- Data lines -
--

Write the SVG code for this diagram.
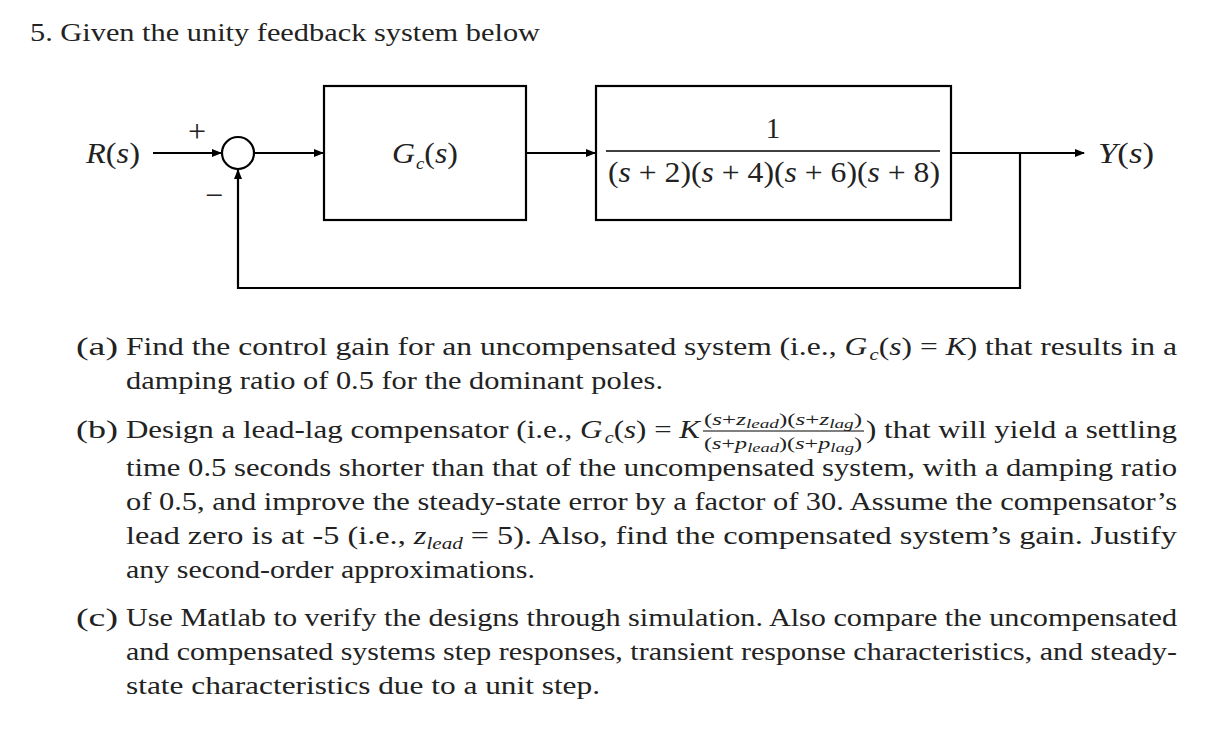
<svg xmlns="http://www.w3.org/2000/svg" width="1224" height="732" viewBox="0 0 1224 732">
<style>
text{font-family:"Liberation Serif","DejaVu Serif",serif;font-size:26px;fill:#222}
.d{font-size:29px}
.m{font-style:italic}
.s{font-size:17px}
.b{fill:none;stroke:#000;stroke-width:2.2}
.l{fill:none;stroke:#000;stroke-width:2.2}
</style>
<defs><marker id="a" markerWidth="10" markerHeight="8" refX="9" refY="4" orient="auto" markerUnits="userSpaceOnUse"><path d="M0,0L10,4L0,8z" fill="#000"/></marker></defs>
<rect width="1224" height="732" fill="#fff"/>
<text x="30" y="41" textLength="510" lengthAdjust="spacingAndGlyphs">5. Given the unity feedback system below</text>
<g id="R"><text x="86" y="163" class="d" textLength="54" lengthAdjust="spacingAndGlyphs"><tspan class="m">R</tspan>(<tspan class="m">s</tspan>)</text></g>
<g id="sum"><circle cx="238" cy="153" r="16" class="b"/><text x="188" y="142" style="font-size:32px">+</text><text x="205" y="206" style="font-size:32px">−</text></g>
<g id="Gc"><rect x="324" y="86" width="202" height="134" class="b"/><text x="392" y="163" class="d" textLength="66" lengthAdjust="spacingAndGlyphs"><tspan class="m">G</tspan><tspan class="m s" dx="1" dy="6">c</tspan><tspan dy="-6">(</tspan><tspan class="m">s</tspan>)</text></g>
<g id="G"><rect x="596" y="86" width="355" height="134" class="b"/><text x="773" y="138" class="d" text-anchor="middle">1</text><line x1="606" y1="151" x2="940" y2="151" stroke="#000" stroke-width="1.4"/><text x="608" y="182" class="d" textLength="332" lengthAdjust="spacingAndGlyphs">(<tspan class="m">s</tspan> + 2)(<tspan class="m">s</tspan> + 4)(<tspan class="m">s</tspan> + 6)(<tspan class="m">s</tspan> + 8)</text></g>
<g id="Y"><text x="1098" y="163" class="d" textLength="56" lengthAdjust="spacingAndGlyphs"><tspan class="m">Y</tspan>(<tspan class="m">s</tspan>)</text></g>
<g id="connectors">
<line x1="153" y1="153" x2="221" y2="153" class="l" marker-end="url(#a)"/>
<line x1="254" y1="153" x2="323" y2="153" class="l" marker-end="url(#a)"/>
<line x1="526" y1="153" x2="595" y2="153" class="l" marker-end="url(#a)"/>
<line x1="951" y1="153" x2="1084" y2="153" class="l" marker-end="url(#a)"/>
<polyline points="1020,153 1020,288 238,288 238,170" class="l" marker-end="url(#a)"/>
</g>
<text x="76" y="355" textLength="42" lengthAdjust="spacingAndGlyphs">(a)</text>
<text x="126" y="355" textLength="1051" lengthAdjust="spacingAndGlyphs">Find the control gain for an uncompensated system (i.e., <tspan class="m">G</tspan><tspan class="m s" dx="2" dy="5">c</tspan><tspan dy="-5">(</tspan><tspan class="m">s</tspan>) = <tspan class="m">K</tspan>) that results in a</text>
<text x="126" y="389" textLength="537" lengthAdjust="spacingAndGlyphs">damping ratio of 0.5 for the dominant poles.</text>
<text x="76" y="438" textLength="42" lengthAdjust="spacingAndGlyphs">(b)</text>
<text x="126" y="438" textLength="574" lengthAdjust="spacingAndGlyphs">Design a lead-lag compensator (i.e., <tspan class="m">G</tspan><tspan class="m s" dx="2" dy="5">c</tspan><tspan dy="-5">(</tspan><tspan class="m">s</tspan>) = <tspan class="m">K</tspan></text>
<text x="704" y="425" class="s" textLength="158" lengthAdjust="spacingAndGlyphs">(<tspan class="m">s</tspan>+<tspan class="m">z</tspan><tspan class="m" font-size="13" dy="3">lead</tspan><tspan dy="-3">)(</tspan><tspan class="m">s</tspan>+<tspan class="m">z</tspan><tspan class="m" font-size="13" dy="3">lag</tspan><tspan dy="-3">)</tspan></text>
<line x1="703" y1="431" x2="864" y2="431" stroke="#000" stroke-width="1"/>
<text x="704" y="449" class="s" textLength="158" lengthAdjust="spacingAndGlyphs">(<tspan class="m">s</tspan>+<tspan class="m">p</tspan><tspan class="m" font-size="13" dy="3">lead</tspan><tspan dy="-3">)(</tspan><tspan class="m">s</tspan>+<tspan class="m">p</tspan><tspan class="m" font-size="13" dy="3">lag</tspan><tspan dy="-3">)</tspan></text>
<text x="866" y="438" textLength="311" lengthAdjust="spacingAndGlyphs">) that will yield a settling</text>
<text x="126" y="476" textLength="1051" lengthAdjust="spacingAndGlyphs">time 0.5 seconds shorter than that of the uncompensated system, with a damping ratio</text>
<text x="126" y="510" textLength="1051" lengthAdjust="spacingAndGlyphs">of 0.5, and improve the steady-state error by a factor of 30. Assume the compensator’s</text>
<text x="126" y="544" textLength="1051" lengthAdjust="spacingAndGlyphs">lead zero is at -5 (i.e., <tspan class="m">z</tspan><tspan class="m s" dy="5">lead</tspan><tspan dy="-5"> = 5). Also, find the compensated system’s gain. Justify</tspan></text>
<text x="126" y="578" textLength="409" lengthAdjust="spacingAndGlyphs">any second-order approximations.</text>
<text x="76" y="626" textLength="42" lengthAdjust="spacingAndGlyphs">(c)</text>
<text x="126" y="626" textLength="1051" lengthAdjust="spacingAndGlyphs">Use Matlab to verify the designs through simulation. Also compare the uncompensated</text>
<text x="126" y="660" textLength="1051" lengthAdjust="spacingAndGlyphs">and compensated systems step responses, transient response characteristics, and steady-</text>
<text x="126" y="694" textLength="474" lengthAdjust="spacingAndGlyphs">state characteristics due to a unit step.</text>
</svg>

--

- Problem details -
Transcribe the material exactly, and leave out whatever pictures it holds.

- Response -
Write the SVG code for this diagram.
<svg xmlns="http://www.w3.org/2000/svg" width="1224" height="732" viewBox="0 0 1224 732">
<style>
text{font-family:"Liberation Serif","DejaVu Serif",serif;font-size:26px;fill:#222}
.d{font-size:29px}
.m{font-style:italic}
.s{font-size:17px}
.b{fill:none;stroke:#000;stroke-width:2.2}
.l{fill:none;stroke:#000;stroke-width:2.2}
</style>
<defs><marker id="a" markerWidth="10" markerHeight="8" refX="9" refY="4" orient="auto" markerUnits="userSpaceOnUse"><path d="M0,0L10,4L0,8z" fill="#000"/></marker></defs>
<rect width="1224" height="732" fill="#fff"/>
<text x="30" y="41" textLength="510" lengthAdjust="spacingAndGlyphs">5. Given the unity feedback system below</text>
<g id="R"><text x="86" y="163" class="d" textLength="54" lengthAdjust="spacingAndGlyphs"><tspan class="m">R</tspan>(<tspan class="m">s</tspan>)</text></g>
<g id="sum"><circle cx="238" cy="153" r="16" class="b"/><text x="188" y="142" style="font-size:32px">+</text><text x="205" y="206" style="font-size:32px">−</text></g>
<g id="Gc"><rect x="324" y="86" width="202" height="134" class="b"/><text x="392" y="163" class="d" textLength="66" lengthAdjust="spacingAndGlyphs"><tspan class="m">G</tspan><tspan class="m s" dx="1" dy="6">c</tspan><tspan dy="-6">(</tspan><tspan class="m">s</tspan>)</text></g>
<g id="G"><rect x="596" y="86" width="355" height="134" class="b"/><text x="773" y="138" class="d" text-anchor="middle">1</text><line x1="606" y1="151" x2="940" y2="151" stroke="#000" stroke-width="1.4"/><text x="608" y="182" class="d" textLength="332" lengthAdjust="spacingAndGlyphs">(<tspan class="m">s</tspan> + 2)(<tspan class="m">s</tspan> + 4)(<tspan class="m">s</tspan> + 6)(<tspan class="m">s</tspan> + 8)</text></g>
<g id="Y"><text x="1098" y="163" class="d" textLength="56" lengthAdjust="spacingAndGlyphs"><tspan class="m">Y</tspan>(<tspan class="m">s</tspan>)</text></g>
<g id="connectors">
<line x1="153" y1="153" x2="221" y2="153" class="l" marker-end="url(#a)"/>
<line x1="254" y1="153" x2="323" y2="153" class="l" marker-end="url(#a)"/>
<line x1="526" y1="153" x2="595" y2="153" class="l" marker-end="url(#a)"/>
<line x1="951" y1="153" x2="1084" y2="153" class="l" marker-end="url(#a)"/>
<polyline points="1020,153 1020,288 238,288 238,170" class="l" marker-end="url(#a)"/>
</g>
<text x="76" y="355" textLength="42" lengthAdjust="spacingAndGlyphs">(a)</text>
<text x="126" y="355" textLength="1051" lengthAdjust="spacingAndGlyphs">Find the control gain for an uncompensated system (i.e., <tspan class="m">G</tspan><tspan class="m s" dx="2" dy="5">c</tspan><tspan dy="-5">(</tspan><tspan class="m">s</tspan>) = <tspan class="m">K</tspan>) that results in a</text>
<text x="126" y="389" textLength="537" lengthAdjust="spacingAndGlyphs">damping ratio of 0.5 for the dominant poles.</text>
<text x="76" y="438" textLength="42" lengthAdjust="spacingAndGlyphs">(b)</text>
<text x="126" y="438" textLength="574" lengthAdjust="spacingAndGlyphs">Design a lead-lag compensator (i.e., <tspan class="m">G</tspan><tspan class="m s" dx="2" dy="5">c</tspan><tspan dy="-5">(</tspan><tspan class="m">s</tspan>) = <tspan class="m">K</tspan></text>
<text x="704" y="425" class="s" textLength="158" lengthAdjust="spacingAndGlyphs">(<tspan class="m">s</tspan>+<tspan class="m">z</tspan><tspan class="m" font-size="13" dy="3">lead</tspan><tspan dy="-3">)(</tspan><tspan class="m">s</tspan>+<tspan class="m">z</tspan><tspan class="m" font-size="13" dy="3">lag</tspan><tspan dy="-3">)</tspan></text>
<line x1="703" y1="431" x2="864" y2="431" stroke="#000" stroke-width="1"/>
<text x="704" y="449" class="s" textLength="158" lengthAdjust="spacingAndGlyphs">(<tspan class="m">s</tspan>+<tspan class="m">p</tspan><tspan class="m" font-size="13" dy="3">lead</tspan><tspan dy="-3">)(</tspan><tspan class="m">s</tspan>+<tspan class="m">p</tspan><tspan class="m" font-size="13" dy="3">lag</tspan><tspan dy="-3">)</tspan></text>
<text x="866" y="438" textLength="311" lengthAdjust="spacingAndGlyphs">) that will yield a settling</text>
<text x="126" y="476" textLength="1051" lengthAdjust="spacingAndGlyphs">time 0.5 seconds shorter than that of the uncompensated system, with a damping ratio</text>
<text x="126" y="510" textLength="1051" lengthAdjust="spacingAndGlyphs">of 0.5, and improve the steady-state error by a factor of 30. Assume the compensator’s</text>
<text x="126" y="544" textLength="1051" lengthAdjust="spacingAndGlyphs">lead zero is at -5 (i.e., <tspan class="m">z</tspan><tspan class="m s" dy="5">lead</tspan><tspan dy="-5"> = 5). Also, find the compensated system’s gain. Justify</tspan></text>
<text x="126" y="578" textLength="409" lengthAdjust="spacingAndGlyphs">any second-order approximations.</text>
<text x="76" y="626" textLength="42" lengthAdjust="spacingAndGlyphs">(c)</text>
<text x="126" y="626" textLength="1051" lengthAdjust="spacingAndGlyphs">Use Matlab to verify the designs through simulation. Also compare the uncompensated</text>
<text x="126" y="660" textLength="1051" lengthAdjust="spacingAndGlyphs">and compensated systems step responses, transient response characteristics, and steady-</text>
<text x="126" y="694" textLength="474" lengthAdjust="spacingAndGlyphs">state characteristics due to a unit step.</text>
</svg>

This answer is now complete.